Cisco IoT architectural solution
We developed Cisco IoT Operations Dashboard to solve these issues along with the technical debt incurred with Cisco’s legacy IoT management applications and based on the global macro trends seen in IoT. The Operations Dashboard comprises of the following main modules: Cisco Edge Device Management, Cisco Edge Intelligence, Secure Equipment Access, and Cisco Industrial Asset Vision. Cisco Edge Intelligence securely handles traffic routed in a hybrid cloud environment from different I/O devices PLC’s devices/OT systems to IoT applications hosted in the public cloud environment. Secure Equipment Access provides capability to remotely manage access and interact with both the gateways and connected devices.

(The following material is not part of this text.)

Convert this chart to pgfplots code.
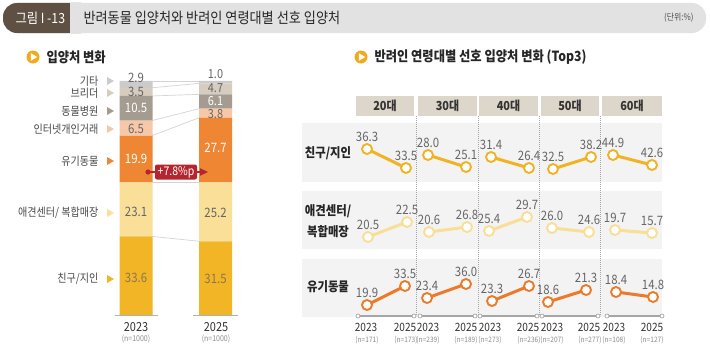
\documentclass[border=0pt]{standalone}
\usepackage{pgfplots}
\pgfplotsset{compat=1.18}
\usepackage{fontspec}
\setmainfont{Noto Sans CJK KR}[FakeStretch=0.88]
\usetikzlibrary{arrows.meta}
\pgfkeys{/pgf/number format/assume math mode=true}

\definecolor{cFriend}{HTML}{F2B526}
\definecolor{cCenter}{HTML}{F9DF98}
\definecolor{cStray}{HTML}{EE8633}
\definecolor{cNet}{HTML}{F7C8A7}
\definecolor{cHosp}{HTML}{A59C91}
\definecolor{cBreed}{HTML}{D6CDBE}
\definecolor{cEtc}{HTML}{CBCBCB}
\definecolor{lF}{HTML}{F0B323}
\definecolor{lC}{HTML}{F9DE96}
\definecolor{lS}{HTML}{EB7B2B}
\definecolor{hdrDark}{HTML}{5E5043}
\definecolor{hdrLight}{HTML}{E2E2E2}
\definecolor{colHead}{HTML}{DDD6CA}
\definecolor{band}{HTML}{F3F3F3}
\definecolor{badge}{HTML}{B52530}
\definecolor{iconc}{HTML}{F1A91D}
\definecolor{txt}{HTML}{4A4A4A}
\definecolor{numc}{HTML}{666666}
\definecolor{goldtxt}{HTML}{8C7650}
\definecolor{connc}{HTML}{D4D4D4}

\newcommand\fs[1]{\fontsize{#1}{#1}\selectfont}

\pgfplotsset{cellax/.style={scale only axis, axis lines=none, xmin=0, xmax=1,
  clip=false, enlargelimits=false, ticks=none},
  barax/.style={at={(96.25bp,39bp)}, anchor=south west, scale only axis, width=159bp, height=234bp,
  xmin=-0.5, xmax=1.5, ymin=0, ymax=100, axis lines=none, clip=false, ticks=none}}

\newcommand{\cellplot}[8]{%
 \pgfmathsetmacro\cmin{min(#7,#8)}\pgfmathsetmacro\cmax{max(#7,#8)}%
 \begin{axis}[cellax, at={(#1bp,#2bp)}, anchor=#5, width=#3bp, height=#4bp,
   ymin=\cmin, ymax=\cmax]
 \addplot[#6, line width=3bp, mark=*, mark size=5bp,
   mark options={fill=white, draw=#6, line width=1.9bp},
   nodes near coords={\pgfmathprintnumber[fixed,fixed zerofill,precision=1]{\pgfplotspointmeta}},
   nodes near coords align=vertical,
   every node near coord/.append style={font=\fs{13}, text=numc, yshift=6bp, inner sep=0.5bp}]
   coordinates {(0,#7) (1,#8)};
 \end{axis}}

\begin{document}
\begin{tikzpicture}[x=1bp,y=1bp]
\useasboundingbox (0,0) rectangle (710,354);
\fill[white] (0,0) rectangle (710,354);

% header
\fill[hdrLight, rounded corners=14bp] (3,321) rectangle (706,351);
\fill[hdrDark, rounded corners=14bp] (3,321) rectangle (95,351);
\fill[hdrLight] (70,321) rectangle (95,351);
\node[anchor=west, text=white, font=\fs{14}] at (12,336) {그림 I -13};
\node[anchor=west, text=black!85, font=\fs{15}] at (80,336) {반려동물 입양처와 반려인 연령대별 선호 입양처};
\node[anchor=east, text=black!70, font=\fs{9}] at (697,336) {(단위:\%)};

% section headings
\fill[iconc] (33,297) circle (6.5);
\fill[white] (30.8,300.8)--(30.8,293.2)--(37.2,297)--cycle;
\node[anchor=west, font=\bfseries\fs{14}, text=black!85] at (43,297) {입양처 변화};
\fill[iconc] (361,297) circle (6.5);
\fill[white] (358.8,300.8)--(358.8,293.2)--(365.2,297)--cycle;
\node[anchor=west, font=\bfseries\fs{14}, text=black!85] at (371,297) {반려인 연령대별 선호 입양처 변화 (Top3)};

% left category labels
\node[anchor=east, font=\fs{11.5}, text=txt] at (102,273) {기타};
\fill[cEtc] (107,277)--(107,269)--(114,273)--cycle;
\node[anchor=east, font=\fs{11.5}, text=txt] at (102,261) {브리더};
\fill[cBreed] (107,265)--(107,257)--(114,261)--cycle;
\node[anchor=east, font=\fs{11.5}, text=txt] at (102,243) {동물병원};
\fill[cHosp] (107,247)--(107,239)--(114,243)--cycle;
\node[anchor=east, font=\fs{11.5}, text=txt] at (102,225) {인터넷개인거래};
\fill[cNet] (107,229)--(107,221)--(114,225)--cycle;
\node[anchor=east, font=\fs{11.5}, text=txt] at (102,193) {유기동물};
\fill[cStray] (107,197)--(107,189)--(114,193)--cycle;
\node[anchor=east, font=\fs{11.5}, text=txt] at (102,141) {애견센터/ 복합매장};
\fill[cCenter] (107,145)--(107,137)--(114,141)--cycle;
\node[anchor=east, font=\fs{11.5}, text=txt] at (102,75) {친구/지인};
\fill[cFriend] (107,79)--(107,71)--(114,75)--cycle;

% connector lines
\begin{axis}[barax]
\addplot[connc, line width=0.7bp] coordinates {(0.2,33.6) (0.8,31.5)};
\addplot[connc, line width=0.7bp] coordinates {(0.2,56.7) (0.8,56.7)};
\addplot[connc, line width=0.7bp] coordinates {(0.2,76.6) (0.8,84.4)};
\addplot[connc, line width=0.7bp] coordinates {(0.2,83.1) (0.8,88.2)};
\addplot[connc, line width=0.7bp] coordinates {(0.2,93.6) (0.8,94.3)};
\addplot[connc, line width=0.7bp] coordinates {(0.2,97.1) (0.8,99.0)};
\addplot[connc, line width=0.7bp] coordinates {(0.2,100) (0.8,100)};
\end{axis}

% stacked bars
\begin{axis}[barax, ybar stacked, bar width=33bp]
\addplot[fill=cFriend, draw=none] coordinates {(0,33.6) (1,31.5)};
\addplot[fill=cCenter, draw=none] coordinates {(0,23.1) (1,25.2)};
\addplot[fill=cStray, draw=none] coordinates {(0,19.9) (1,27.7)};
\addplot[fill=cNet, draw=none] coordinates {(0,6.5) (1,3.8)};
\addplot[fill=cHosp, draw=none] coordinates {(0,10.5) (1,6.1)};
\addplot[fill=cBreed, draw=none] coordinates {(0,3.5) (1,4.7)};
\addplot[fill=cEtc, draw=none] coordinates {(0,2.9) (1,1.0)};
\end{axis}

% labels and badge
\begin{axis}[barax]
\node[text=numc, font=\fs{13}, inner sep=0pt] at (axis cs:0,101.5) {2.9};
\node[text=numc, font=\fs{13}, inner sep=0pt] at (axis cs:0,95.3) {3.5};
\node[text=white, font=\fs{13}, inner sep=0pt] at (axis cs:0,88.5) {10.5};
\node[text=numc, font=\fs{13}, inner sep=0pt] at (axis cs:0,79.5) {6.5};
\node[text=white, font=\fs{13}, inner sep=0pt] at (axis cs:0,66.7) {19.9};
\node[text=numc, font=\fs{13}, inner sep=0pt] at (axis cs:0,44) {23.1};
\node[text=goldtxt, font=\fs{13}, inner sep=0pt] at (axis cs:0,15.8) {33.6};
\node[text=numc, font=\fs{12.5}, inner sep=0pt] at (axis cs:1,102.8) {1.0};
\node[text=numc, font=\fs{12.5}, inner sep=0pt] at (axis cs:1,96.9) {4.7};
\node[text=white, font=\fs{12.5}, inner sep=0pt] at (axis cs:1,91.3) {6.1};
\node[text=numc, font=\fs{12.5}, inner sep=0pt] at (axis cs:1,86.0) {3.8};
\node[text=white, font=\fs{13}, inner sep=0pt] at (axis cs:1,71.4) {27.7};
\node[text=numc, font=\fs{13}, inner sep=0pt] at (axis cs:1,43.6) {25.2};
\node[text=goldtxt, font=\fs{13}, inner sep=0pt] at (axis cs:1,15.4) {31.5};
\draw[badge, line width=1.2bp] (axis cs:0.151,61.1) -- (axis cs:0.85,61.1);
\fill[badge] (axis cs:0.151,61.1) circle (2.6bp);
\end{axis}
\fill[badge] (200,178.2)--(200,185.8)--(208,182)--cycle;
\node[fill=badge, rounded corners=2bp, text=white, minimum width=42bp, minimum height=15bp,
  inner sep=1bp, font=\fs{12}] at (176,182) {+7.8\%p};

\draw[black!30, line width=0.8bp] (115,39)--(158,39);
\draw[black!30, line width=0.8bp] (193,39)--(238,39);
\node[font=\fs{12.5}, text=black!80] at (136,27) {2023};
\node[font=\fs{8}, text=black!45] at (136,15) {(n=1000)};
\node[font=\fs{12.5}, text=black!80] at (216,27) {2025};
\node[font=\fs{8}, text=black!45] at (216,15) {(n=1000)};

% right panel: column headers
\foreach \xa/\xb/\lab in {356/414/20대, 418/477/30대, 479/538/40대, 541/599/50대, 602/662/60대}{
  \fill[colHead] (\xa,238) rectangle (\xb,258);
  \node[font=\bfseries\fs{12.5}, text=black!80] at ({(\xa+\xb)/2},248) {\lab};
}
% row bands
\fill[band] (302,172) rectangle (662,231);
\fill[band] (302,105) rectangle (662,163);
\fill[band] (302,37) rectangle (662,95);
% dotted dividers
\foreach \xx in {416,478,539.5,600.5}{
  \draw[black!35, line width=0.6bp, dash pattern=on 1bp off 1bp] (\xx,238)--(\xx,38);
}
% row labels
\node[font=\bfseries\fs{13}, text=black!85] at (328,201) {친구/지인};
\node[font=\bfseries\fs{13}, text=black!85] at (328,143) {애견센터/};
\node[font=\bfseries\fs{13}, text=black!85] at (328,122) {복합매장};
\node[font=\bfseries\fs{13}, text=black!85] at (328,67) {유기동물};

% bottom axis
\foreach \xa/\xb in {358/414, 420/475, 480/537, 542/598, 607/662}{
  \draw[black!35, line width=1.2bp] (\xa,38)--(\xb,38);
  \draw[black!40, fill=white, line width=0.6bp] (\xa,38) circle (2bp);
  \draw[black!40, fill=white, line width=0.6bp] (\xb,38) circle (2bp);
}
\foreach \xx/\nn in {367/171, 406/173, 428/239, 466/189, 490/273, 529/236, 552/207, 590/277, 614/108, 652/127}{
  \node[font=\fs{7.5}, text=black!45, inner sep=0pt] at (\xx,14) {(n=\nn)};
}
\foreach \xx in {366,428,490,552,614}{\node[font=\fs{11.5}, text=black!80, inner sep=0pt] at (\xx,27) {2023};}
\foreach \xx in {405,466,528,589,652}{\node[font=\fs{11.5}, text=black!80, inner sep=0pt] at (\xx,27) {2025};}

% line cells
\cellplot{367}{205}{39}{19}{north west}{lF}{36.3}{33.5}
\cellplot{428}{199}{38}{12}{north west}{lF}{28.0}{25.1}
\cellplot{491}{197}{38}{11}{north west}{lF}{31.4}{26.4}
\cellplot{553}{185}{38}{12}{south west}{lF}{32.5}{38.2}
\cellplot{613}{199}{39}{10}{north west}{lF}{44.9}{42.6}
\cellplot{368}{117}{39}{15}{south west}{lC}{20.5}{22.5}
\cellplot{429}{122}{38}{5}{south west}{lC}{20.6}{26.8}
\cellplot{489}{123}{38}{14}{south west}{lC}{25.4}{29.7}
\cellplot{552}{126}{37}{4}{north west}{lC}{26.0}{24.6}
\cellplot{615}{124}{37}{3}{north west}{lC}{19.7}{15.7}
\cellplot{367}{49}{38}{19}{south west}{lS}{19.9}{33.5}
\cellplot{427}{56}{39}{14}{south west}{lS}{23.4}{36.0}
\cellplot{492}{53}{37}{15}{south west}{lS}{23.3}{26.7}
\cellplot{548}{52}{38}{12}{south west}{lS}{18.6}{21.3}
\cellplot{616}{62}{37}{5}{north west}{lS}{18.4}{14.8}
\end{tikzpicture}
\end{document}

This can be used to directly troubleshoot or monitor the IoT devices in your deployment. Operations Dashboard is a cloud native application for deployment, management monitoring, troubleshooting, and gaining insights into IoT network edge connectivity, which is agnostic to different connectivity technologies.
Operations Dashboard provides the following three key services:
2. Cisco Industrial Asset Vision: Monitoring of facilities and assets using Cisco’s
industrial sensors.
3. Cisco Edge Intelligence: Edge to multi cloud data orchestration.
From a security perspective we offer a full stack observability platform with Cisco Cyber Vision, Cisco Telemetry Broker, and Cisco SecureX to complement the end-to-end security stack for a diverse set of IoT use cases. With this new cloud native paradigm, you can define each network edge as a small cloudlet for doing security analytics at the edge locally
Key takeaways
Based on these emerging market trends in the cloud native IoT application management, IoT security, and the IoT gateway management, it’s important for you to take action. Cisco IOT Operations Dashboard is based on cloud native primitives and addresses the above discussed scenarios. It leverages the available cloud native infrastructure and tools for enabling your successful journey to a hybrid and multi cloud architecture, and future-proofs your investment.